Friday, January 29, 2010

So I was Google-ing...

and I came across this comment by some random dude in Seattle Washington. BEAST!!!!!!! I hope this is legal... I'm not claiming his writing.. it's just freggin awesome.

It's from www.stevepavlina.com (I was researching drifting friendships) and this guy wants a dollar lol:

"The idea of staying together forever is a bit outdated. Times change, people change, etc. and life goes on, with or without your old friends. This is a result, primarily, of the fact that it's easier and easier to find new friends with interests similar to your new interests. Sure, you don't share that same history, but that just means there's more to talk about, if you ever run out. "
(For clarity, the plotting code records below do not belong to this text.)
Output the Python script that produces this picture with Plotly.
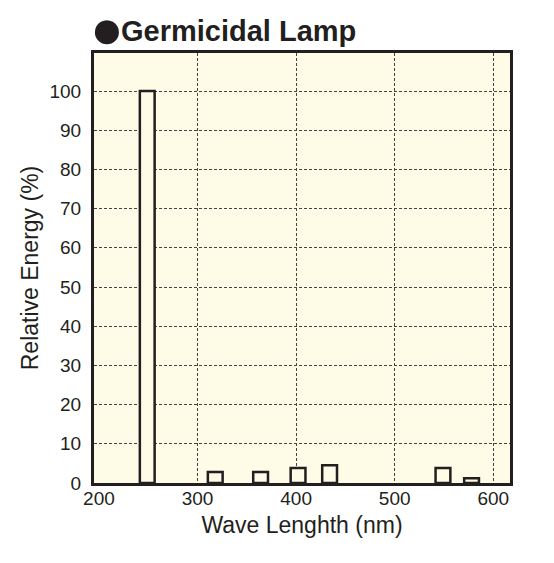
import plotly.graph_objects as go

# Spectral lines
wavelength = [249, 318, 364, 402, 434, 549, 578]   # nm
energy = [100, 2.8, 2.8, 3.8, 4.5, 3.8, 1.2]        # relative energy (%)
bar_width = 15

x_ticks = [200, 300, 400, 500, 600]
x_grid = [300, 400, 500, 600]
y_ticks = list(range(0, 101, 10))

ink = "#231f20"
paper_bg = "#fefbe6"
font_family = "Liberation Sans, Arial, sans-serif"

fig = go.Figure(go.Bar(
    x=wavelength, y=energy, width=bar_width,
    marker=dict(color=paper_bg, line=dict(color=ink, width=2.5)),
    showlegend=False,
))

# page body has an 8px margin, so the figure is 8px smaller than the window
fig.update_layout(
    width=546, height=555,
    margin=dict(l=86, r=44, t=45, b=80),
    paper_bgcolor="white",
    plot_bgcolor=paper_bg,
    font=dict(family=font_family, size=19, color=ink),
    annotations=[
        dict(  # big bullet in front of the heading
            text="●", font=dict(family=font_family, size=56, color=ink),
            xref="paper", x=0.0, xanchor="center", xshift=13,
            yref="paper", y=1.0, yanchor="middle", yshift=25,
            showarrow=False,
        ),
        dict(
            text="<b>Germicidal Lamp</b>",
            font=dict(family=font_family, size=29, color=ink),
            xref="paper", x=0.0, xanchor="left", xshift=25,
            yref="paper", y=1.0, yanchor="middle", yshift=22,
            showarrow=False,
        ),
    ],
)

fig.update_xaxes(
    range=[195, 617],
    tickvals=x_ticks,
    showgrid=False,
    minor=dict(tickvals=x_grid, showgrid=True, gridcolor="#444",
               griddash="3px,2px", gridwidth=1, ticklen=0),
    showline=True, linecolor=ink, linewidth=3, mirror=True,
    zeroline=False, ticks="", ticklabelstandoff=-4,
    title=dict(text="Wave Lenghth (nm)", standoff=10),
)
fig.update_yaxes(
    range=[0, 109.7],
    tickvals=y_ticks,
    showgrid=True, gridcolor="#444", griddash="3px,2px", gridwidth=1,
    showline=True, linecolor=ink, linewidth=3, mirror=True,
    zeroline=False, ticks="", ticklabelstandoff=6,
    title=dict(text="Relative Energy (%)", standoff=5),
)

fig.write_html("out.html")
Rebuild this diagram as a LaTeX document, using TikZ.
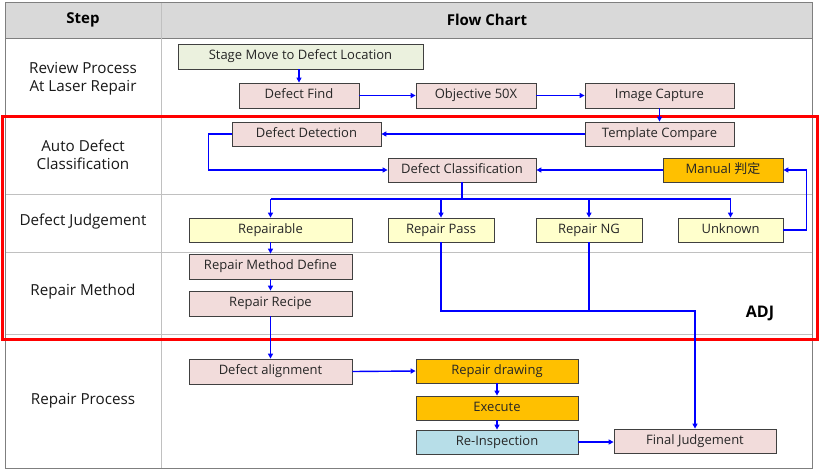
\documentclass[tikz,border=0pt]{standalone}
\usepackage{fontspec}
\setmainfont{Open Sans}
\newfontfamily\cjk{Noto Sans CJK SC}
\usetikzlibrary{arrows.meta}
\definecolor{pinkbox}{HTML}{F2DCDB}
\definecolor{greenbox}{HTML}{EBF1DE}
\definecolor{yellowbox}{HTML}{FFFFCC}
\definecolor{orangebox}{HTML}{FFC000}
\definecolor{bluebox}{HTML}{B7DEE8}
\definecolor{headgrey}{HTML}{D9D9D9}
\definecolor{gridgrey}{HTML}{C0C0C0}
\definecolor{framegrey}{HTML}{7F7F7F}
\definecolor{flowblue}{HTML}{0000FF}
\begin{document}
\begin{tikzpicture}[x=1pt,y=-1pt,
  box/.style={draw=black!75, line width=0.8pt, inner sep=0pt, text height=9.5pt, text depth=2.7pt, font=\fontsize{13}{15}\selectfont, text=black!85},
  pbox/.style={box, fill=pinkbox},
  gbox/.style={box, fill=greenbox},
  ybox/.style={box, fill=yellowbox},
  obox/.style={box, fill=orangebox},
  bbox/.style={box, fill=bluebox},
  lbl/.style={font=\fontsize{15.2}{18}\selectfont, align=center, text=black!90},
  hdr/.style={font=\fontsize{15}{17}\selectfont\bfseries},
  wire/.style={draw=flowblue, line width=1.4pt},
  arr/.style={wire, -{Triangle[length=5pt,width=5pt]}}
]
\useasboundingbox (0,0) rectangle (822,472);
% table
\fill[white] (5,2) rectangle (812,468);
\fill[headgrey] (5,2) rectangle (812,38);
\foreach \yy in {115,194,252,334}{\draw[gridgrey, line width=0.8pt] (5,\yy) -- (812,\yy);}
\draw[framegrey, line width=0.8pt] (5,38) -- (812,38);
\draw[gridgrey, line width=0.8pt] (161,2) -- (161,468);
\draw[framegrey, line width=1pt] (5,2) rectangle (812,468);
\node[hdr] (hstep) at (83,20) {Step};
\node[hdr] (hflow) at (487,20) {Flow Chart};
\node[lbl] (l1) at (83,79) {Review Process\\At Laser Repair};
\node[lbl] (l2) at (83,155) {Auto Defect\\Classification};
\node[lbl] (l3) at (83,222) {Defect Judgement};
\node[lbl] (l4) at (83,292) {Repair Method};
\node[lbl] (l5) at (83,401) {Repair Process};
% red frame
\draw[red, line width=3pt] (2,116) rectangle (817,339);
\node[font=\fontsize{16}{18}\selectfont\bfseries] (adj) at (760,313) {ADJ};
% boxes
\node[gbox, minimum width=245pt, minimum height=25pt] (stage) at (300.5,56.5) {Stage Move to Defect Location};
\node[pbox, minimum width=120pt, minimum height=25pt] (find) at (299,95.5) {Defect Find};
\node[pbox, minimum width=120pt, minimum height=25pt] (obj) at (476,95.5) {Objective 50X};
\node[pbox, minimum width=149pt, minimum height=25pt] (cap) at (659.5,95.5) {Image Capture};
\node[pbox, minimum width=149pt, minimum height=24pt] (det) at (306.5,134) {Defect Detection};
\node[pbox, minimum width=149pt, minimum height=24pt] (tmpl) at (659.5,134) {Template Compare};
\node[pbox, minimum width=148pt, minimum height=24pt] (cls) at (462,170) {Defect Classification};
\node[obox, minimum width=120pt, minimum height=24pt] (man) at (723,170) {Manual {\cjk 判定}};
\node[ybox, minimum width=163pt, minimum height=24pt] (rep) at (270.5,230) {Repairable};
\node[ybox, minimum width=106pt, minimum height=24pt] (pass) at (441,230) {Repair Pass};
\node[ybox, minimum width=106pt, minimum height=24pt] (ng) at (589,230) {Repair NG};
\node[ybox, minimum width=105pt, minimum height=24pt] (unk) at (730.5,230) {Unknown};
\node[pbox, minimum width=163pt, minimum height=25pt] (rmd) at (270.5,266.5) {Repair Method Define};
\node[pbox, minimum width=163pt, minimum height=25pt] (rrc) at (270.5,303.5) {Repair Recipe};
\node[pbox, minimum width=163pt, minimum height=25pt] (align) at (270.5,371.5) {Defect alignment};
\node[obox, minimum width=162pt, minimum height=24pt] (drw) at (497,371) {Repair drawing};
\node[obox, minimum width=162pt, minimum height=24pt] (exe) at (497,408) {Execute};
\node[bbox, minimum width=162pt, minimum height=24pt] (reins) at (497,442) {Re-Inspection};
\node[pbox, minimum width=162pt, minimum height=24pt] (final) at (695,441) {Final Judgement};
% connectors
\coordinate (j) at (462,199);
\coordinate (m) at (695,311);
\draw[arr] (find.north |- stage.south) -- (find.north);
\draw[arr] (find.east) -- (obj.west);
\draw[arr] (obj.east) -- (cap.west);
\draw[arr] (cap.south) -- (tmpl.north);
\draw[arr] (tmpl.west) -- (det.east);
\draw[arr] (det.west) -- ++(-23,0) |- (cls.west);
\draw[arr] (man.west) -- (cls.east);
\draw[wire] (cls.south) -- (j);
\draw[wire] (j -| rep.north) -- (j -| unk.north);
\draw[arr] (j -| rep.north) -- (rep.north);
\draw[arr] (j -| pass.north) -- (pass.north);
\draw[arr] (j -| ng.north) -- (ng.north);
\draw[arr] (j -| unk.north) -- (unk.north);
\draw[arr] (unk.east) -- ++(23,0) |- (man.east);
\draw[arr] (rep.south) -- (rmd.north);
\draw[arr] (rmd.south) -- (rrc.north);
\draw[arr] (rrc.south) -- (align.north);
\draw[arr] (align.east) -- (drw.west);
\draw[arr] (drw.south) -- (exe.north);
\draw[arr] (exe.south) -- (reins.north);
\draw[arr] (reins.east) -- (reins.east -| final.west);
\draw[wire] (ng.south) -- (ng.south |- m);
\draw[arr] (pass.south) |- (m) -- (final.north);
\end{tikzpicture}
\end{document}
If this doesn't make ur eyes go O.O!!!!... dude.

Huggghhhhhh!!!

So I came to a realization today after looking at people in grocery stores (lol yes very random) Specifically Mars and Wal Mart- By my standards, alot of people's living conditions suck. I mean like, I saw all these people with missing teeth and holes in their jeans (not homeless) extra obese, really sad looking in the face, and it made me extremely uncomfortable. Now with this "realization", I felt even better about the little things in life that people take for granted. Health insurance- hella sick people in this world with no funds to pay for it. A washing machine- YES A WASHING MACHINE. People, especially those who live in apt complexes that don't have machines have to go the laundry mat- that's money, time and energy wasted on something I can just go down stairs, push a button and forget about.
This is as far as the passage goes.